5. If the --use_side_ref_pixels option is selected, use the reference pixels up the side of the A and D amplifiers to calculate a smoothed reference pixel signal as a function of row. A running median of height set by the step parameter side_smoothing_length (default value 11) is calculated for the left and right side reference pixels, and the overall reference signal is obtained by averaging the left and right signals. A multiple of this signal (set by the step parameter side_gain, which defaults to 1.0) is subtracted from the full group on a row-by-row basis.

4. Transform the data back to the JWST focal plane, or DMS, frame.

### MIR Detector Data¶

1. MIR data are always in the detector frame, so no flipping/rotation is needed.

2. Subtract the first group from each group within an integration.

3. For each integration, and for each group after the first:

1. Calculate the mean value in the reference pixels for each amplifier. The left and right side reference signals are calculated separately. Optionally, the user can choose to calculate the means of odd and even rows separately using the --odd_even_rows step parameter, because it has been found that there is a significant odd-even row effect. Bad pixels (those whose DQ flag has the “DO_NOT_USE” bit set) are not included in the calculation of the mean. The mean is calculated as a clipped mean with a 3-sigma rejection threshold using the scipy.stats.sigmaclip method.

2. Average the left and right reference pixel mean values.

3. Subtract each mean from all pixels that the mean is representative of, i.e. by amplifier and using the odd mean for the odd row pixels and even mean for even row pixels if this option is selected.

4. Add the first group of each integration back to each group.

At the end of the refpix step, the S_REFPIX keyword is set to “COMPLETE”.

## Subarrays¶

Subarrays are treated slightly differently. Once again, the data are flipped and/or rotated to convert to the detector frame.

### NIR Data¶

If the odd_even_columns flag is set to True, then the clipped means of all reference pixels in odd-numbered columns and those in even numbered columns are calculated separately, and subtracted from their respective data columns. If the flag is False, then a single clipped mean is calculated from all of the reference pixels in each group and subtracted from each pixel.

Note

In subarray data, reference pixels are identified by the PIXELDQ array having the value of “REFERENCE_PIXEL” (defined in datamodels/dqflags.py). These values are populated when the dq_init step is run, so it is important to run that step before running the refpix step on subarray data.

If the science dataset has at least 1 group with no valid reference pixels, the step is skipped and the S_REFPIX header keyword is set to ‘SKIPPED’.

### MIR Data¶

The refpix correction is skipped for MIRI subarray data.

This section describes – in a nutshell – the procedure for applying the reference pixel correction for data read out using the IRS2 readout pattern.
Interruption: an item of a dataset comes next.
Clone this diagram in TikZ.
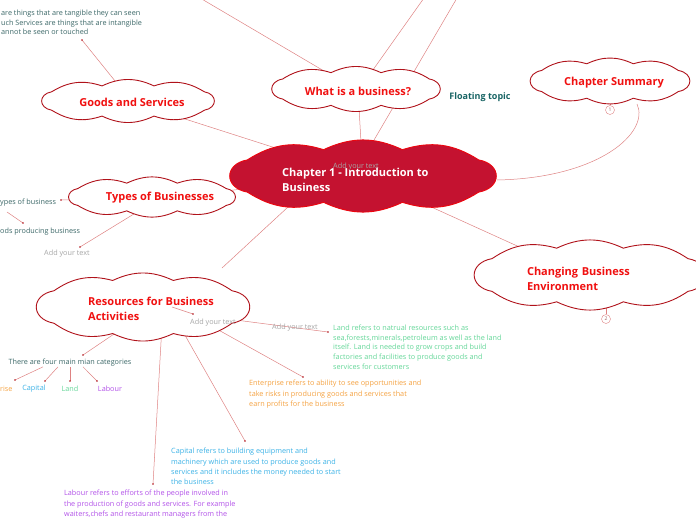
\documentclass[tikz,border=0pt]{standalone}
\usepackage{fontspec}
\setmainfont{Open Sans}
\definecolor{topicred}{RGB}{196,18,48}
\definecolor{edgered}{RGB}{176,18,26}
\definecolor{titlered}{RGB}{240,16,16}
\definecolor{linkred}{RGB}{222,130,130}
\definecolor{noteteal}{RGB}{60,104,104}
\definecolor{floatteal}{RGB}{24,100,100}
\definecolor{landgreen}{RGB}{100,214,152}
\definecolor{enterorange}{RGB}{244,162,66}
\definecolor{capblue}{RGB}{60,178,230}
\definecolor{labpurple}{RGB}{178,82,232}
\pgfdeclarelayer{bg}
\pgfsetlayers{bg,main}

\begin{document}
\begin{tikzpicture}[x=1pt,y=-1pt,
  pics/cloudpic/.style 2 args={code={
    \path[pic actions] ({#1*cos(36)},{#2*sin(36)})
      to[bend left=25] ({#1*cos(74)},{#2*sin(74)})
      to[bend left=25] ({#1*cos(106)},{#2*sin(106)})
      to[bend left=25] ({#1*cos(144)},{#2*sin(144)})
      to[bend left=80,looseness=1.9] ({#1*cos(216)},{#2*sin(216)})
      to[bend left=25] ({#1*cos(254)},{#2*sin(254)})
      to[bend left=25] ({#1*cos(286)},{#2*sin(286)})
      to[bend left=25] ({#1*cos(324)},{#2*sin(324)})
      to[bend left=80,looseness=1.9] ({#1*cos(36)},{#2*sin(36)}) -- cycle;
  }},
  cloudline/.style={draw=edgered, line width=0.9pt, fill=white, line join=round},
  topic/.style={text=titlered, font=\bfseries\fontsize{11}{15}\selectfont, align=left, inner sep=0pt},
  link/.style={draw=linkred, line width=0.5pt},
  note/.style={font=\fontsize{7.25}{10.3}\selectfont, align=left, inner sep=0pt},
  marker/.style={circle, draw=linkred, text=linkred!70!black, inner sep=0pt,
    minimum size=9pt, font=\fontsize{5}{5}\selectfont}]
\useasboundingbox (0,0) rectangle (696,520);

% clouds
\pic[cloudline, fill=topicred, draw=red!70!topicred] at (363,176) {cloudpic={143}{27.4}};
\pic[cloudline] at (356,89) {cloudpic={90.7}{17}};
\pic[cloudline] at (610,81) {cloudpic={84.5}{17.9}};
\pic[cloudline] at (128,101) {cloudpic={94.3}{15.7}};
\pic[cloudline] at (152,197) {cloudpic={91.7}{14.4}};
\pic[cloudline] at (590,275) {cloudpic={121}{27.9}};
\pic[cloudline] at (143,307) {cloudpic={110}{27.6}};

% main topic
\node[minimum width=267, minimum height=72, inner sep=0pt] (main) at (363,176) {};
\node[note, text=gray!70] (mainadd) at (356,167) {Add your text};
\node[topic, text=white, anchor=north west] (maintitle) at (282,168) {Chapter 1 - Introduction to\\Business};

% sub topics
\node[topic] (whatis) at (358,91) {What is a business?};
\node[topic] (summary) at (614,83) {Chapter Summary};
\node[topic] (goods) at (132,102) {Goods and Services};
\node[topic] (types) at (160,198) {Types of Businesses};
\node[topic, text width=126] (changing) at (590,279) {Changing Business\\Environment};
\node[topic] (resources) at (151,309) {Resources for Business\\Activities};
\node[font=\bfseries\fontsize{9}{11}\selectfont, text=floatteal] (floating) at (480,97) {Floating topic};

\node[marker] (sum1) at (610,110) {1};
\node[marker] (sum2) at (606,319) {2};

% free ends
\coordinate (topA) at (200,-2);
\coordinate (topB) at (424,-2);
\coordinate (topC) at (457,-2);
\coordinate (g1) at (82,40);
\coordinate (t1) at (61,200);
\coordinate (t2s) at (7,212);
\coordinate (t2) at (23,223);
\coordinate (t3) at (80,247);
\coordinate (r1) at (193,314);
\coordinate (r2) at (328,332);
\coordinate (r3) at (303,377);
\coordinate (r4) at (245,441);
\coordinate (r5) at (153,484);
\coordinate (r6) at (83,355);
\coordinate (c1) at (15,380);
\coordinate (c2) at (45,381);
\coordinate (c3) at (70,381);
\coordinate (c4) at (97,381);

% notes
\node[note, text=noteteal, anchor=north west, font=\fontsize{7.25}{9.6}\selectfont] (goodsnote) at (1,10) {are things that are tangible they can seen\\uch Services are things that are intangible\\annot be seen or touched};
\node[note, text=noteteal, anchor=west] (typenote) at (0,203) {ypes of business};
\node[note, text=noteteal, anchor=west] (goodsprod) at (0,232) {ods producing business};
\node[note, text=gray!70] (typeadd) at (67,254) {Add your text};
\node[note, text=gray!70] (resadd) at (213,323) {Add your text};
\node[note, text=gray!70] (landadd) at (295,328) {Add your text};
\node[note, text=landgreen, anchor=north west, font=\fontsize{7.25}{9.6}\selectfont] (landnote) at (333,325) {Land refers to natrual resources such as\\sea,forests,minerals,petroleum as well as the land\\itself. Land is needed to grow crops and build\\factories and facilities to produce goods and\\services for customers};
\node[note, text=enterorange, anchor=north west] (enternote) at (249,380) {Enterprise refers to ability to see opportunities and\\take risks in producing goods and services that\\earn profits for the business};
\node[note, text=capblue, anchor=north west] (capnote) at (171,448) {Capital refers to building equipment and\\machinery which are used to produce goods and\\services and it includes the money needed to start\\the business};
\node[note, text=labpurple, anchor=north west] (labnote) at (64,490) {Labour refers to efforts of the people involved in\\the production of goods and services. For example\\waiters,chefs and restaurant managers from the};
\node[note, text=noteteal] (catnote) at (70,363) {There are four main mian categories};
\node[note, text=enterorange, anchor=west] (catent) at (0,389) {rise};
\node[note, text=capblue] (catcap) at (34,389) {Capital};
\node[note, text=landgreen] (catland) at (70,389) {Land};
\node[note, text=labpurple] (catlab) at (110,389) {Labour};

% connectors behind the clouds
\begin{pgfonlayer}{bg}
\draw[link] (main.center) -- (whatis.center);
\draw[link] ([xshift=-10]main.center) -- (topC);
\draw[link] (whatis.center) -- (topA);
\draw[link] (whatis.center) -- (topB);
\draw[link] (goods.center) -- (main.center);
\draw[link] (types.center) -- (main.center);
\draw[link] (changing.center) -- (main.center);
\draw[link] ([shift={(-75,31)}]main.center) -- ([shift={(71,-41)}]resources.center);
\draw[link] ([shift={(23,21)}]summary.center) .. controls (650,132) and (600,178) .. ([shift={(134,4)}]main.center);
\draw[link] (sum1 |- summary.center) -- (sum1);
\draw[link] (sum2) -- (sum2 |- changing.center);
\draw[link] (goods.center) -- (g1);
\draw[link] (types.center) -- (t1);
\draw[link] (types.center) -- (t3);
\draw[link] (resources.center) -- (r2);
\draw[link] ([shift={(-8,-21)}]resources.center) -- (r3);
\draw[link] ([shift={(18,-2)}]resources.center) -- (r4);
\draw[link] ([shift={(12,-2)}]resources.center) -- (r5);
\draw[link] (resources.center) -- (r6);
\end{pgfonlayer}
\draw[link] ([shift={(21,-2)}]resources.center) -- (r1);
\draw[link] (t2s) -- (t2);
\draw[link] ([xshift=-27]catnote.south) -- (c1);
\draw[link] ([xshift=-12]catnote.south) -- (c2);
\draw[link] ([xshift=0]catnote.south) -- (c3);
\draw[link] ([xshift=13]catnote.south) -- (c4);

\foreach \p in {g1,t1,t2,t3,r1,r2,r3,r4,r5,r6,c1,c2,c3,c4}
  \fill[edgered] (\p) circle (0.9pt);
\end{tikzpicture}
\end{document}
See the JdoxIRS2 page for for an overview, and see Rauscher2017 for details.

The raw data include both the science data and interspersed reference pixel values. The time to read out the entire detector includes not only the time to read each pixel of science (“normal”) data and some of the reference pixels, but also time for the transition between reading normal data and reference pixels, as well as additional overhead at the end of each row and between frames. For example, it takes the same length of time to jump from reading normal pixels to reading reference pixels as it does to read one pixel value, about ten microseconds.

Before subtracting the reference pixel and reference output values from the science data, some processing is done on the reference values, and the CRDS reference file factors are applied. IRS2 readout is only used for full-frame data, never for subarrays. The full detector is read out by four separate amplifiers simultaneously, and the reference output is read at the same time. Each of these five readouts is the same size, 640 by 2048 pixels (for IRS2). If the CRDS reference file includes a DQ (data quality) BINTABLE extension, interleaved reference pixel values will be set to zero if they are flagged as bad in the DQ extension. The next step in this processing is to copy the science data and the reference pixel data separately to temporary 1-D arrays (both of length 712 * 2048); this is done separately for each amp output. The reference output is also copied to such an array, but there is only one of these. When copying a pixel of science or reference pixel data to a temporary array, the elements are assigned so that the array indexes increase with and correspond to the time at which the pixel value was read. That means that the change in readout direction from one amplifier to the next is taken into account when the data are copied, and that there will be gaps (array elements with zero values), corresponding to the times when reference pixels were read (or science data, depending on which is being copied), or corresponding to the overheads mentioned in the previous paragraph. The gaps will then be assigned values by interpolation (cosine-weighted, then Fourier filtered). Note that the above is done for every group.

The alpha and beta arrays that were read from the CRDS reference file are next applied, and this is done in Fourier space. These are applied to the temporary 1-D arrays of reference pixel data and to the reference output array. alpha and beta have shape (4, 712 * 2048) and data type Complex64 (stored as pairs of Float32 in the reference file). The first index corresponds to the sector number for the different output amplifiers. alpha is read from columns ‘ALPHA_0’, ‘ALPHA_1’, ‘ALPHA_2’, and ‘ALPHA_3’. beta is read from columns ‘BETA_0’, ‘BETA_1’, ‘BETA_2’, and ‘BETA_3’.

For each integration, the following is done in a loop over groups.

Let k be the output number, i.e. an index for sectors 0 through 3. Let ft_refpix be an array of shape (4, 712 * 2048); for each output number k, ft_refpix[k] is the Fourier transform of the temporary 1-D array of reference pixel data. Let ft_refout be the Fourier transform of the temporary 1-D array of reference output data. Then:

for k in range(4):
ft_refpix_corr[k] = ft_refpix[k] * beta[k] + ft_refout * alpha[k]


For each k, the inverse Fourier transform of ft_refpix_corr[k] is the processed array of reference pixel data, which is then subtracted from the normal pixel data over the range of pixels for output k.